* Start PROVIDED ENTRIES *
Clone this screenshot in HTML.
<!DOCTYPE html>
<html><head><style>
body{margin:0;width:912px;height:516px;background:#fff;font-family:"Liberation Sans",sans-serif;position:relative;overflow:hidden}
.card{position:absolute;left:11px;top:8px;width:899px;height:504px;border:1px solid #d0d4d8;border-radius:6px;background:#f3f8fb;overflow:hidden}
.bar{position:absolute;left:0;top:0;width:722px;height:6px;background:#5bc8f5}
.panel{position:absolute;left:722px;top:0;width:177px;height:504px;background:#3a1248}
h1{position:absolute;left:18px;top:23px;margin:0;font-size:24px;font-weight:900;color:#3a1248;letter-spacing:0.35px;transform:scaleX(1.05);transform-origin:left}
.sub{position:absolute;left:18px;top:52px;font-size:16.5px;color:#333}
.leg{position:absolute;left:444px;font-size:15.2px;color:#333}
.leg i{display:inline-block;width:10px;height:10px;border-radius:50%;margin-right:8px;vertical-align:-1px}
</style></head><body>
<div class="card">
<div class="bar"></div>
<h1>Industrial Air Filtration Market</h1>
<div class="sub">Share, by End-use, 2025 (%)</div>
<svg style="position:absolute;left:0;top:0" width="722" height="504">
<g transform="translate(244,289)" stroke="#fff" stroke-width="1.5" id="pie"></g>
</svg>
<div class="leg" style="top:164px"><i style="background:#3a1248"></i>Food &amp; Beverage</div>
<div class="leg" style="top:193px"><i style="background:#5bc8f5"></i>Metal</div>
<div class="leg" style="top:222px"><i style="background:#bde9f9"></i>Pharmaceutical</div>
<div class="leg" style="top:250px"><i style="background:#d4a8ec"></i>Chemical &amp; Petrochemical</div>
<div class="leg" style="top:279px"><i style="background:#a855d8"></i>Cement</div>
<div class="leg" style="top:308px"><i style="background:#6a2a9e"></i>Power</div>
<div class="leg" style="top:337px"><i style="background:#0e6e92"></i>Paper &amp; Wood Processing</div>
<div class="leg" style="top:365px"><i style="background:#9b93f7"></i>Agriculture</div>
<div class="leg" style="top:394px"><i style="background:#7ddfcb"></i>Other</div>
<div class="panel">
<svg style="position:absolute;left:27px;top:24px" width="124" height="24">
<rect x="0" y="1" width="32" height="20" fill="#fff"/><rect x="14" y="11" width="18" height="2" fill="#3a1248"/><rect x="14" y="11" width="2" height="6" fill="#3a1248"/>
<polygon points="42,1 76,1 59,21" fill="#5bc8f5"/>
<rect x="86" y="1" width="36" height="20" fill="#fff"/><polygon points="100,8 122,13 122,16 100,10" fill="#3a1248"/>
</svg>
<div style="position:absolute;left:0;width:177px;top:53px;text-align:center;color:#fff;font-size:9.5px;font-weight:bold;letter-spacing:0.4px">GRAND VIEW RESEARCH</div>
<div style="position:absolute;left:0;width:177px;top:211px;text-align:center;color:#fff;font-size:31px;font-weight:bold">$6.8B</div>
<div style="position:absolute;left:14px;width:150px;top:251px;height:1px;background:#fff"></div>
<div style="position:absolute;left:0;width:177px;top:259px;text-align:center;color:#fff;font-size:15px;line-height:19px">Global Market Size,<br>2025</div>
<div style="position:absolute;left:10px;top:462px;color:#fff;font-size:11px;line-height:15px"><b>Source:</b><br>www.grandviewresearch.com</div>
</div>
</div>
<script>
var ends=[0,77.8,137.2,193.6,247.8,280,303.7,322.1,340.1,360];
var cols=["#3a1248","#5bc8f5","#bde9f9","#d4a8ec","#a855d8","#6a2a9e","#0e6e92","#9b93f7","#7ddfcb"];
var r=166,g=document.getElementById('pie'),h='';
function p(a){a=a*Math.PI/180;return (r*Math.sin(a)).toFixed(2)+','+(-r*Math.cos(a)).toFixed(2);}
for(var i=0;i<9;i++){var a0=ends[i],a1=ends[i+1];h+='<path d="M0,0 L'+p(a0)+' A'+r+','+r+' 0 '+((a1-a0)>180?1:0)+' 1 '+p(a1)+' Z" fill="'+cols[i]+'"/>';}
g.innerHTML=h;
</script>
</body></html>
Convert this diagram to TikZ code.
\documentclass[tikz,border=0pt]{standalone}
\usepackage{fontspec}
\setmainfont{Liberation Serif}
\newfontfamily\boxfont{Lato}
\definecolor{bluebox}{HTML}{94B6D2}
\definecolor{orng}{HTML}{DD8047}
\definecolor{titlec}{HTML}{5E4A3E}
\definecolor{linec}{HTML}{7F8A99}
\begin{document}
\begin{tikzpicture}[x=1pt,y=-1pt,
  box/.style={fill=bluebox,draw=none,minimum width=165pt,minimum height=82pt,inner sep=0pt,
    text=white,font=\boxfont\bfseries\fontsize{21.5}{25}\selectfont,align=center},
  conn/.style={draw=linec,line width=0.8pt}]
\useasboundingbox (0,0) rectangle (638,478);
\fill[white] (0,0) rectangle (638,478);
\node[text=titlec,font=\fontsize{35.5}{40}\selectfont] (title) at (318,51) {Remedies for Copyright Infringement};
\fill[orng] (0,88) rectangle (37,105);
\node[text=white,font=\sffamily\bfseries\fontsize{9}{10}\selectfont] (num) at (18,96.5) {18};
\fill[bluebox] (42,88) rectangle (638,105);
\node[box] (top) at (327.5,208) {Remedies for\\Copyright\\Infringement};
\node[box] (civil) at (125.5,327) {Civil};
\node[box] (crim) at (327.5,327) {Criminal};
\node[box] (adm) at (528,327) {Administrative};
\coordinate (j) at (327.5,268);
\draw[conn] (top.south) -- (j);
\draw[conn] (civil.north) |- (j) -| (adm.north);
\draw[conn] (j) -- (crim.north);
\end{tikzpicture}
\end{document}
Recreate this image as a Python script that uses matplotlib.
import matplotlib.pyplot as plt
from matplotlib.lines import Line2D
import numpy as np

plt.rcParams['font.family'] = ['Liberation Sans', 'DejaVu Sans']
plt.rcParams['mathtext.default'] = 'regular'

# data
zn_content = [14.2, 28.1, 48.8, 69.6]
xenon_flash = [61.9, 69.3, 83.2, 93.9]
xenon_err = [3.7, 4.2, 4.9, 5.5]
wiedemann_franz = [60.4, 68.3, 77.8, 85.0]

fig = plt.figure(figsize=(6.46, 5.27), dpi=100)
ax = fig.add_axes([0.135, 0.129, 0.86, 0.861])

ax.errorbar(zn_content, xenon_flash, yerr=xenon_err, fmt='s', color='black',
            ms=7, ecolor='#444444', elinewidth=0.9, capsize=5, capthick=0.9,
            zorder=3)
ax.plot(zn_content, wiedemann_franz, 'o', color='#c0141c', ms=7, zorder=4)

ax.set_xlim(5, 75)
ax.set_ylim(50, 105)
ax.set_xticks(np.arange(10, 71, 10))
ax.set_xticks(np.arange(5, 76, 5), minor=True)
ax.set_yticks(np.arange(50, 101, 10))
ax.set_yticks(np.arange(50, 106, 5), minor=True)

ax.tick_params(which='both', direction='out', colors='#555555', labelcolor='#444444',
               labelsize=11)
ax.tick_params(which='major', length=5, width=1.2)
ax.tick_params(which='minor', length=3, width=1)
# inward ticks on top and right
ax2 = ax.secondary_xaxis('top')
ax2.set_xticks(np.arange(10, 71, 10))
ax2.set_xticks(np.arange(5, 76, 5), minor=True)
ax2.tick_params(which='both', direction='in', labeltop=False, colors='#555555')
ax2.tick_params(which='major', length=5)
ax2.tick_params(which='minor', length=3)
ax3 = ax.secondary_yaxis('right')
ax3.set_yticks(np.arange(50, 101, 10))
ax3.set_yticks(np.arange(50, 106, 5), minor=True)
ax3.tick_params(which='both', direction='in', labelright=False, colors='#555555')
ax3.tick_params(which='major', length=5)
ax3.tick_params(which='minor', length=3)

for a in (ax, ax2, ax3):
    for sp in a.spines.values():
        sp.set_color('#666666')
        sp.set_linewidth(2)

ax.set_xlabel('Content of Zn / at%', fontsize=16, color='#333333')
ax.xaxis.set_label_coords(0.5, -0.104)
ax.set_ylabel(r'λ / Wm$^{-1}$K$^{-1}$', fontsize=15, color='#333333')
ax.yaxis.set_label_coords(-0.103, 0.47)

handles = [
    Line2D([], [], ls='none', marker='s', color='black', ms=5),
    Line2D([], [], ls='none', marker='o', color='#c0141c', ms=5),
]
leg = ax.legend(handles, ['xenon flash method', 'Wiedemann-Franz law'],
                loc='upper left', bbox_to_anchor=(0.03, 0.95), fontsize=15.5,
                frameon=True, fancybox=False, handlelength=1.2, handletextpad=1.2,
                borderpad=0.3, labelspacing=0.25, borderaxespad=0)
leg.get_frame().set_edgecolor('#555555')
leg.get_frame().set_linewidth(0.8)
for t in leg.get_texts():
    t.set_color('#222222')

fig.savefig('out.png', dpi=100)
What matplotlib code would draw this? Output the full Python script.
* End PROVIDED ENTRIES *
# WHAT YOU SHOULD DO:
How many lines of the records contain the string "code"? Respond with the number alone.

# EXERCISE SOLUTION:
2